Citing a Congressional Budget Office January report on unauthorized spending on expired programs, the 18-page compendium goes after the Social Security Administration for paying $225 million for the schooling of ineligible children of people with disabilities. It hits the Homeland Security Department for spending $23 million researching bio-threats only to cancel the contract. And it notes that CBO singled out NASA and the National Institutes of Health for receiving tens of billions of tax dollars even though their programs’ authorization has expired.

“This report, required by law, identified at least $294 billion in spending on federal programs this fiscal year that are no longer authorized to receive tax dollars,” McCain wrote. In fiscal 2014, “that number reached $302 billion. These findings raise serious questions about Congress’s oversight and its ability to identify where limited tax dollars are being spent.”

McCain also mocked a $30,000 National Endowment for the Arts grant used for puppet shows in Vermont, and a dog-bite prevention website funded using a $390,798 NIH grant to the University of Alabama-Birmingham. The elephant powers-of-smell research involved a $50,000 Army research and development project in Africa, and the National Guard is said to have spent $49 million of its recruiting budget on sponsorship and advertising with sports leagues at a time when it had trouble training and paying guard members.

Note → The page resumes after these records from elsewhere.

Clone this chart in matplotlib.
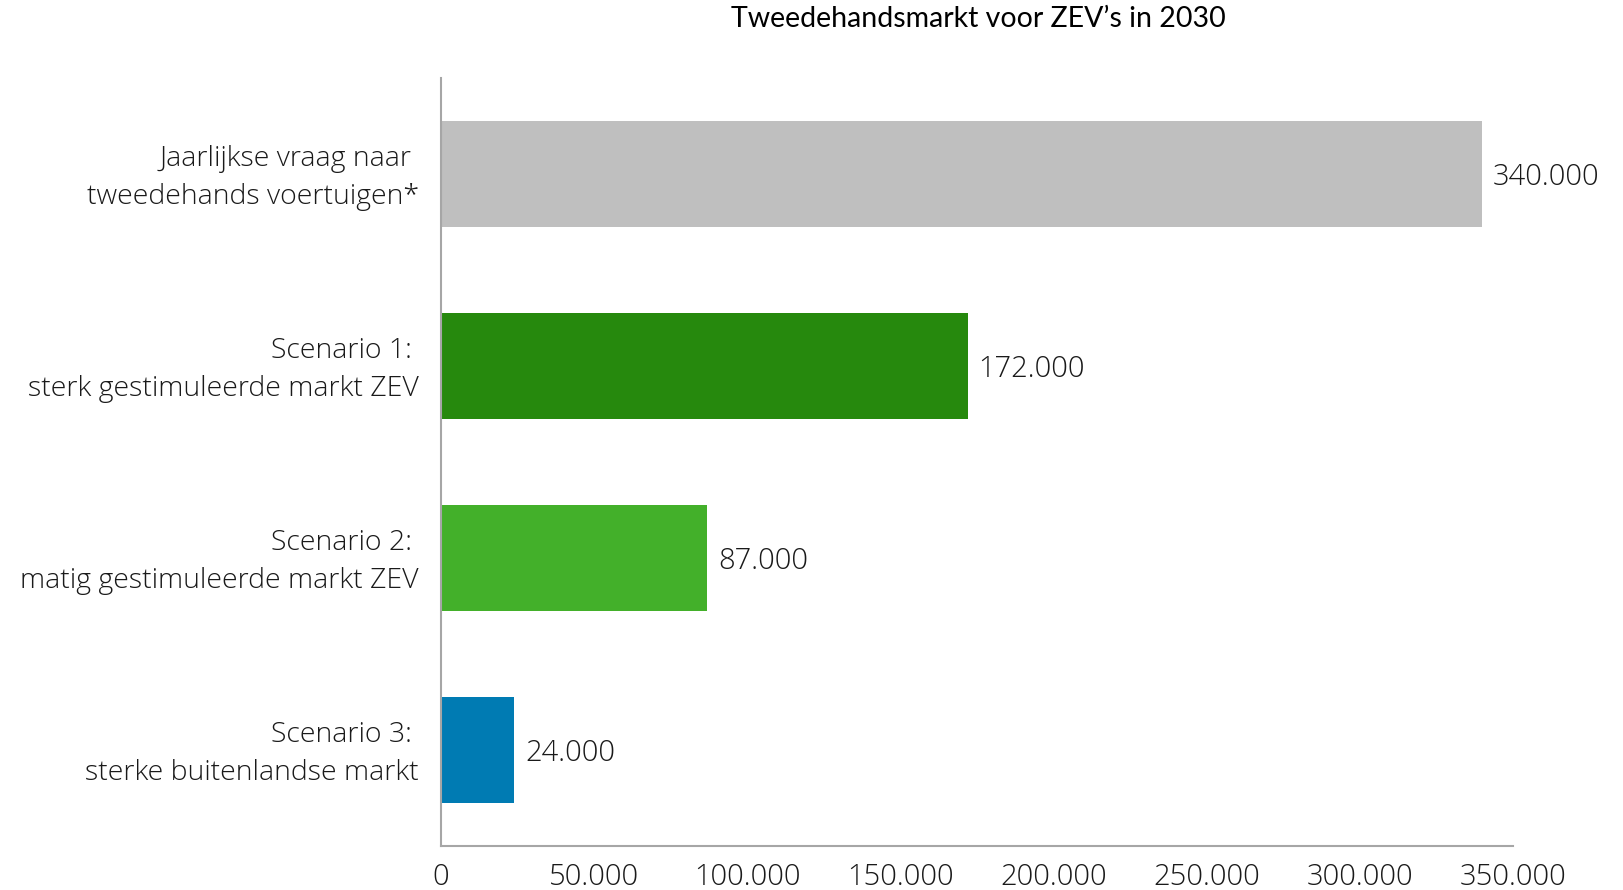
import matplotlib
matplotlib.use("Agg")
import matplotlib.pyplot as plt
import matplotlib.transforms as mtransforms
from matplotlib.ticker import FuncFormatter

categories = [
    "Jaarlijkse vraag naar \ntweedehands voertuigen*",
    "Scenario 1: \nsterk gestimuleerde markt ZEV",
    "Scenario 2: \nmatig gestimuleerde markt ZEV",
    "Scenario 3: \nsterke buitenlandse markt",
]
values = [340000, 172000, 87000, 24000]
value_labels = ["340.000", "172.000", "87.000", "24.000"]
colors = ["#BFBFBF", "#26890D", "#43B02A", "#007BB3"]
xticks = [0, 50000, 100000, 150000, 200000, 250000, 300000, 350000]
title = "Tweedehandsmarkt voor ZEV\u2019s in 2030"

plt.rcParams['font.family'] = ['Open Sans', 'DejaVu Sans']

fig = plt.figure(figsize=(16.23, 8.90), dpi=100)
ax = fig.add_axes([0.2717, 0.0494, 0.9322 - 0.2717, 0.9124 - 0.0494])

ypos = list(range(len(categories)))
ax.barh(ypos, values, height=0.555, color=colors, zorder=2)
for y, v, lab in zip(ypos, values, value_labels):
    ax.annotate(lab, (v, y), xytext=(7.5, -2.5), textcoords="offset points",
                ha="left", va="center", fontsize=21, color="#1a1a1a", fontweight="light")

ax.set_ylim(3.5, -0.5)
ax.set_xlim(0, 350000)
ax.set_yticks(ypos)
ax.set_yticklabels([])
# category labels as text, positioned with the y-axis transform
lab_trans = ax.get_yaxis_transform() + mtransforms.ScaledTranslation(
    -22 / 100, -4 / 100, fig.dpi_scale_trans)
for y, cat in zip(ypos, categories):
    ax.text(0, y, cat, transform=lab_trans, ha="right", va="center",
            multialignment="right", fontsize=20.5, color="#1a1a1a",
            fontweight="light", linespacing=1.45)

ax.set_xticks(xticks)
ax.xaxis.set_major_formatter(FuncFormatter(lambda x, p: f"{int(x):,}".replace(",", ".")))
for t in ax.get_xticklabels():
    t.set_fontsize(21)
    t.set_color("#1a1a1a")
    t.set_fontweight("light")
ax.tick_params(axis="y", length=0, pad=16)
ax.tick_params(axis="x", length=0, pad=12)

for s in ["top", "right"]:
    ax.spines[s].set_visible(False)
for s in ["left", "bottom"]:
    ax.spines[s].set_color("#A6A6A6")
    ax.spines[s].set_linewidth(1.5)

fig.text(978 / 1623, 1 - 19 / 890, title, ha="center", va="center", fontsize=20.5,
         color="#000000", family=["Lato", "DejaVu Sans"])

fig.savefig("out.png", dpi=100)
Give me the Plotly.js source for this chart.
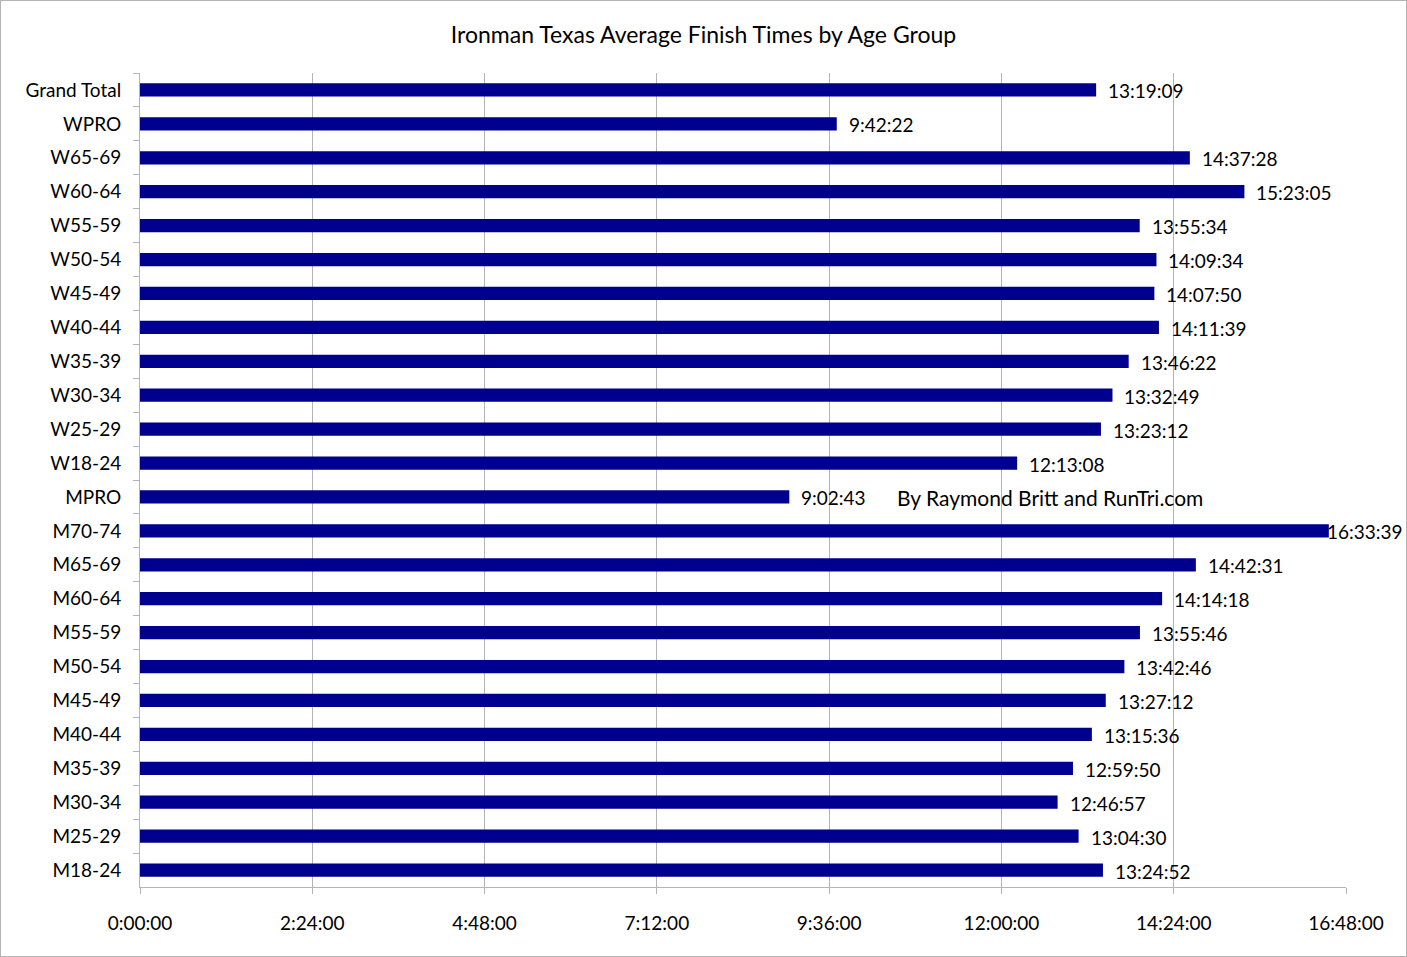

McCain’s report trumpets his years-long crusade against congressional earmarks, which were ostensibly ended in 2011, and may alienate colleagues with detailed attacks. “Among the many wasteful provisions in the [fiscal 2015] appropriations bill, better known as the “Cromnibus,” was a costly and duplicative provision directing the U.S. Department of Agriculture to continue developing a catfish inspection office even though another government agency, the Food and Drug Administration, already runs a catfish inspection office,” the report said. “What’s so special about catfish that they need two inspection centers?....Southern catfish farmers, rather than face competition, asked their powerful senators to support a law that essentially forces Americans to buy domestic catfish.”